Adidas also pursued a claim of trademark dilution, specifically “dilution by blurring.” This theory asserts that Payless’s designs weakened the distinctiveness of Adidas’s famous three-stripe mark. Dilution by blurring occurs when a junior mark impairs the ability of a famous mark to identify goods or services, even without direct consumer confusion. The Lanham Act provided the legal framework for these allegations, specifically addressing both infringement and dilution.

The Court’s Ruling

The U.S. District Court for the District of Oregon found in favor of Adidas on its claims of trademark infringement, trade dress infringement, and dilution. The jury determined Payless had willfully infringed Adidas’s three-stripe design mark and its SUPERSTAR trade dress across 267 different styles and colors of Payless shoes. The court considered the striking similarities between Payless’s stripe designs and Adidas’s mark, noting Payless’s stripes contrasted with the shoe’s background color and ran parallel at the same angle as Adidas’s.

Evidence presented during the trial, including consumer surveys and internal Payless documents, demonstrated a likelihood of confusion among consumers. Payless employees reportedly referred to some of their shoes as Adidas “knockoffs,” indicating an awareness of the similarity. The court also found Payless’s actions constituted dilution, as the widespread sale of similar designs could diminish the unique association consumers had with Adidas’s famous marks.

The Awarded Remedies

Adidas was initially awarded substantial monetary relief by the jury. The jury’s verdict included $30.6 million in actual damages, $137 million representing Payless’s profits, and an additional $137 million in punitive damages, totaling $304.6 million. This significant award reflected the jury’s finding that Payless had acted willfully and maliciously in its infringement.

Following the jury’s verdict, the district court reviewed the damages award. The court reduced Payless’s profits awarded to Adidas from $137 million to $19.7 million, finding the initial calculation overstated. The punitive damages award was also reduced from $137 million to $15 million, primarily due to the economic nature of the harm. This adjustment resulted in a total monetary award of approximately $65.3 million.

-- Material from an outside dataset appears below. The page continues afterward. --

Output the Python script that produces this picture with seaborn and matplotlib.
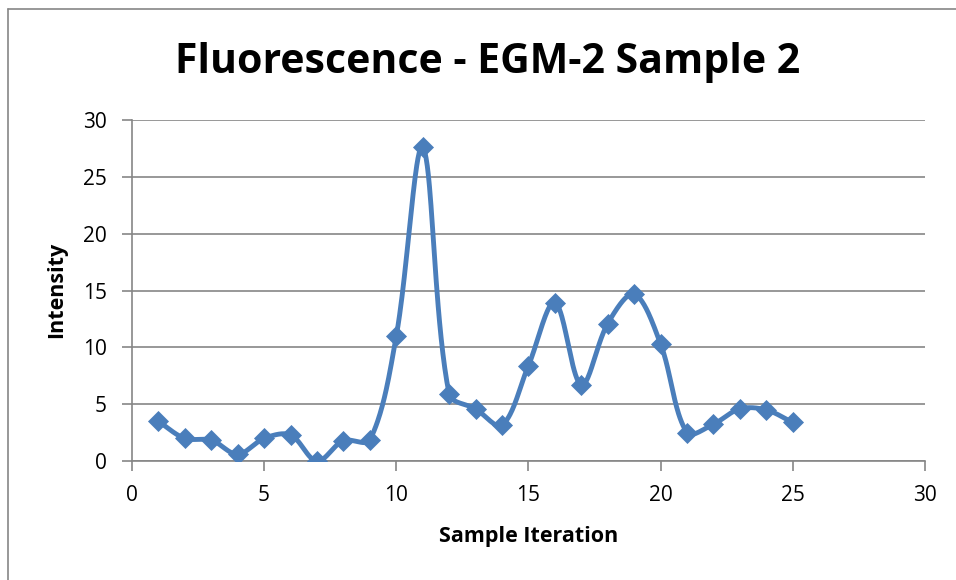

Key Legal Principles Affirmed

The Adidas v. Payless case reinforced several principles within trademark law. It underscored the broad scope of protection for famous trademarks, demonstrating that even non-identical designs, such as two or four stripes instead of three, can infringe if they create a likelihood of confusion. The court’s analysis highlighted the importance of considering the overall impression created by a mark, rather than focusing solely on numerical differences.

The case also affirmed the robust nature of dilution claims for well-known brands, showing that a mark’s distinctiveness can be weakened even without direct competition or consumer confusion at the point of sale. The court’s rejection of Payless’s defenses, including laches and estoppel, solidified the rights of trademark holders to protect their intellectual property against ongoing infringement.